As for the 14 points, Clemencau an atheist scathingly retorted that God only need 10. His European contemporaries were aghast what an insufferable smug yahoo he was. They simply couldn't get over how someone that narcissistically self centred could ever be a politician. He was regarded as preacher.
And the whole self determination concept was a debt to pay off the Czechs. They agitated for their own homeland . Too bad the Austrian politicians were such proud dumbasses. Had they given the Czechs a de facto independence in the 1890s within the Empire would've prevented so much.
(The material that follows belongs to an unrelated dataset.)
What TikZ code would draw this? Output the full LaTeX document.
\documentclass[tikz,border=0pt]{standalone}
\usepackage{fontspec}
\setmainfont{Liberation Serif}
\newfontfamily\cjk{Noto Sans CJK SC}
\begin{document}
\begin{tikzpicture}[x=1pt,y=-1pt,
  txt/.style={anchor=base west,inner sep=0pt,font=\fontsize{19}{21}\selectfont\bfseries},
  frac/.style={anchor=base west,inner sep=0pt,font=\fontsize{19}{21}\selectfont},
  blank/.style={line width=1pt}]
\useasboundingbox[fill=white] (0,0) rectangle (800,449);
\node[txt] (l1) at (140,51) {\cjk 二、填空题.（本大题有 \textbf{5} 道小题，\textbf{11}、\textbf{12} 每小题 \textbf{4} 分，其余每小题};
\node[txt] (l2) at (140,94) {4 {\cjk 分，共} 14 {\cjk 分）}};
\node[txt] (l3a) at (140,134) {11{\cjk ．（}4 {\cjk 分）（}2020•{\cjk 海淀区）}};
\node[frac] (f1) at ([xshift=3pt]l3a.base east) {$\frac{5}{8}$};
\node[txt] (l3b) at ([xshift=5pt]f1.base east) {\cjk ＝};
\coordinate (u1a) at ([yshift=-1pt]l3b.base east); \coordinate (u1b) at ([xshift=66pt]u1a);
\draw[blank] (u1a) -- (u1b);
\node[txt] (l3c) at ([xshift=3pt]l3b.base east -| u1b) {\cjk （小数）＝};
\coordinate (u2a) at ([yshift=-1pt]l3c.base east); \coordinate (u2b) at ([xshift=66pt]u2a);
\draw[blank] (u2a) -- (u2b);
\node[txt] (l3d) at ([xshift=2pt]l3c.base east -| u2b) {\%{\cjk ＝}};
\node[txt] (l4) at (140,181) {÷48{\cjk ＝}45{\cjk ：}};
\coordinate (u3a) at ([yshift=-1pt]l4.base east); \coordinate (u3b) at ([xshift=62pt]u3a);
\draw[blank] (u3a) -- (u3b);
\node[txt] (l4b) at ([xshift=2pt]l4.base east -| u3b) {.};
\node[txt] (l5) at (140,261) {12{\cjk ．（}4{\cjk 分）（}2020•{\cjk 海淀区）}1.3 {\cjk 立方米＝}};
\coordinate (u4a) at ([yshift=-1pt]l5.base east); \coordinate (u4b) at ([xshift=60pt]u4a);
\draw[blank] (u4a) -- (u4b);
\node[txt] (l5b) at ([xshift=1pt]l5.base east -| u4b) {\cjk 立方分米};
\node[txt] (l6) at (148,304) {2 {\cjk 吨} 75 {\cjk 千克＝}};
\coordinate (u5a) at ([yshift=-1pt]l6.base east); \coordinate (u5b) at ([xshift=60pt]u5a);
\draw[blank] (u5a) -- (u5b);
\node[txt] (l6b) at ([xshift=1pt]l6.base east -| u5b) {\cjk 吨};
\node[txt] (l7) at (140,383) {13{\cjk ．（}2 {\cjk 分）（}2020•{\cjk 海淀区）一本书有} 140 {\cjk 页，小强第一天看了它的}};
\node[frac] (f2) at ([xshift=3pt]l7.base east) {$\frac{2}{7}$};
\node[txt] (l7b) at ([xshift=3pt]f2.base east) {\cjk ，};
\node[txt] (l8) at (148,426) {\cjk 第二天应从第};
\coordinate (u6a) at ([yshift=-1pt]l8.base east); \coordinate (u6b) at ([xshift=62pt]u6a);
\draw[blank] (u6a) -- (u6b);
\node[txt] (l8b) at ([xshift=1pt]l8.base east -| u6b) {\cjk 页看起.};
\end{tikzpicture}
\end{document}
And this anti empire legacy pervaded under FDR. Most American don't know this but the OSS guys in Indochina favoured Ho Chi Min because of his anti-imperialism. Ironic huh?
xavier
More than the misdeeds of president Wilson, what should worry America& the world in general is, how the sacred,wonder system of Democracy end up electing such people? Now she has elected Trump,but entire media is after him demonising him! These events should lead us, world into rethinking democracy! It should not be coming of a king like power holder with equal glory and authority,though he is elected! What does election means if it elect evils? Hitler also was elected. Now Modi in India! Trump in USA!
We must rethink democracy: anewtheoryondemocraticestablishment.blogspot.com/?m=1
He's certainly my candidate for worst president ever. He not only fucked the United States, he fucked up the world, too. Stupid, arrogant, in stupid as only the very arrogant can be; the motherfucker saw himself as an autocrat and entitles to be one, too.
Cut Woody some slack. He was only doing the bidding of his handler, Colonel Edward Mandell House.
Given the opportunity which, sadly, I'll never have, the only thing I'd cut for Wilson is a piece of rope.
I was going to say, You wouldn't cut a pit bull who killed your children any slack. It doesn't matter if his 'owner' was an abusive jerk, the dog still needs to be put down.
It was tongue in cheek, guys. Calm down. Hardly anyone who knows Wilson's history knows about Col. House. As he would have wanted it.